→ AIM
Answer with a single number: how many lines in the listing below include "draw"?

** START GIVEN DATA **

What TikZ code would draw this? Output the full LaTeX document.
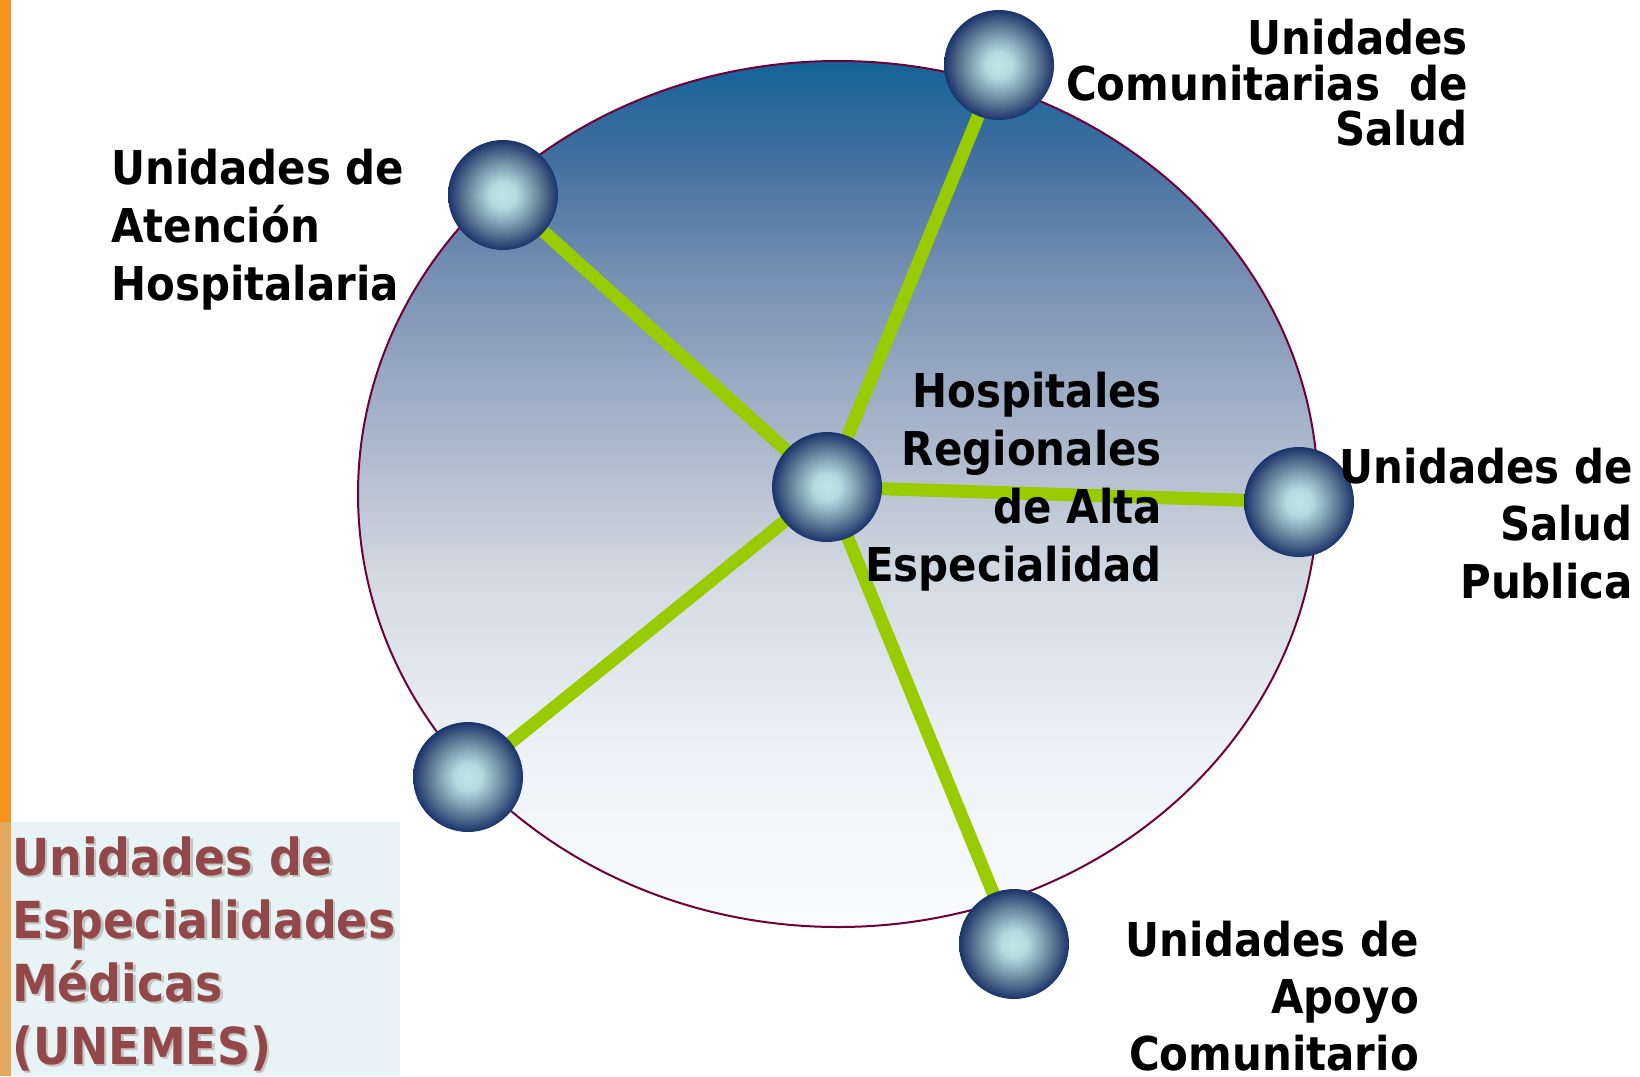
\documentclass[tikz,border=0pt]{standalone}
\usepackage{fontspec}
\setmainfont{DejaVu Sans}[FakeStretch=0.9]
\usetikzlibrary{backgrounds}
\definecolor{orangebar}{HTML}{F7931E}
\definecolor{tanbar}{HTML}{E2A85C}
\definecolor{boxfill}{HTML}{E8F3F5}
\definecolor{maroontxt}{HTML}{924848}
\definecolor{shadowtxt}{HTML}{C4C4C4}
\definecolor{ellline}{HTML}{700038}
\definecolor{linkgreen}{HTML}{99CC00}
\pgfdeclareverticalshading{ellgrad}{100bp}{rgb(0bp)=(0.98,0.99,1); rgb(25bp)=(0.98,0.99,1); rgb(35bp)=(0.93,0.95,0.965); rgb(45bp)=(0.83,0.855,0.89); rgb(50bp)=(0.73,0.77,0.83); rgb(55bp)=(0.63,0.69,0.78); rgb(62.5bp)=(0.47,0.565,0.70); rgb(70bp)=(0.24,0.43,0.62); rgb(75bp)=(0.08,0.39,0.60); rgb(100bp)=(0.08,0.39,0.60)}
\pgfdeclareradialshading{sphereshade}{\pgfpoint{0bp}{0bp}}{rgb(0bp)=(0.75,0.9,0.91); rgb(6bp)=(0.71,0.86,0.88); rgb(13bp)=(0.5,0.63,0.7); rgb(19bp)=(0.32,0.42,0.55); rgb(25bp)=(0.1,0.2,0.42); rgb(50bp)=(0.1,0.2,0.42)}
\newcommand\rlines[1]{\vtop{\halign{\hfil##\cr#1\crcr}}}
\newcommand\llines[1]{\vtop{\halign{##\hfil\cr#1\crcr}}}
\tikzset{
  sphere/.style={circle, minimum size=110pt, inner sep=0pt, shade, shading=sphereshade},
  link/.style={draw=linkgreen, line width=13pt},
  lbl/.style={inner sep=0pt, text=black, font=\bfseries\fontsize{46.6}{58}\selectfont},
}
\begin{document}
\begin{tikzpicture}[x=1pt,y=-1pt]
\useasboundingbox (0,0) rectangle (1640,1076);
% spheres
\node[sphere] (c) at (827,487) {};
\node[sphere] (t) at (999,65) {};
\node[sphere] (ul) at (503,195) {};
\node[sphere] (r) at (1299,502) {};
\node[sphere] (bl) at (468,777) {};
\node[sphere] (b) at (1014,944) {};
\begin{scope}[on background layer]
  \fill[white] (0,0) rectangle (1640,1076);
  \fill[orangebar] (0,0) rectangle (11,822);
  \fill[tanbar] (0,822) rectangle (11,1076);
  \fill[boxfill] (11,822) rectangle (400,1076);
  \shadedraw[shading=ellgrad, draw=ellline, line width=2pt] (838,494) ellipse [x radius=480pt, y radius=433pt];
  \draw[link] (c.center) -- (t.center);
  \draw[link] (c.center) -- (ul.center);
  \draw[link] (c.center) -- (r.center);
  \draw[link] (c.center) -- (bl.center);
  \draw[link] (c.center) -- (b.center);
\end{scope}
% labels
\node[lbl, anchor=base west] (lul) at (111,184) {\llines{Unidades de\cr Atención\cr Hospitalaria}};
\node[lbl, anchor=base east, font=\bfseries\fontsize{46.6}{45.5}\selectfont] (lt) at (1468,54.5) {\rlines{Unidades\cr Comunitarias\ \ de\cr Salud}};
\node[lbl, anchor=base east] (lc) at (1162,407) {\rlines{Hospitales\cr Regionales\cr de Alta\cr Especialidad}};
\node[lbl, anchor=base east, font=\bfseries\fontsize{46.6}{57.5}\selectfont] (lr) at (1633,483) {\rlines{Unidades de\cr Salud\cr Publica}};
\node[lbl, anchor=base east, font=\bfseries\fontsize{46.6}{57}\selectfont] (lb) at (1419,956) {\rlines{Unidades de\cr Apoyo\cr Comunitario}};
\node[lbl, anchor=base west, text=shadowtxt, font=\bfseries\fontsize{51}{63}\selectfont] (unemesshadow) at (14.5,877.5) {\llines{Unidades de\cr Especialidades\cr Médicas\cr (UNEMES)}};
\node[lbl, anchor=base west, text=maroontxt, font=\bfseries\fontsize{51}{63}\selectfont] (unemes) at (12,875) {\llines{Unidades de\cr Especialidades\cr Médicas\cr (UNEMES)}};
\end{tikzpicture}
\end{document}
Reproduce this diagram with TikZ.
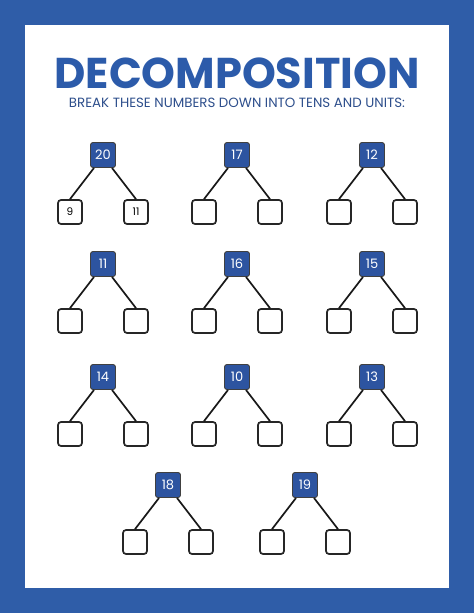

** END GIVEN DATA **

→ SOLUTION TO THIS PROBLEM
8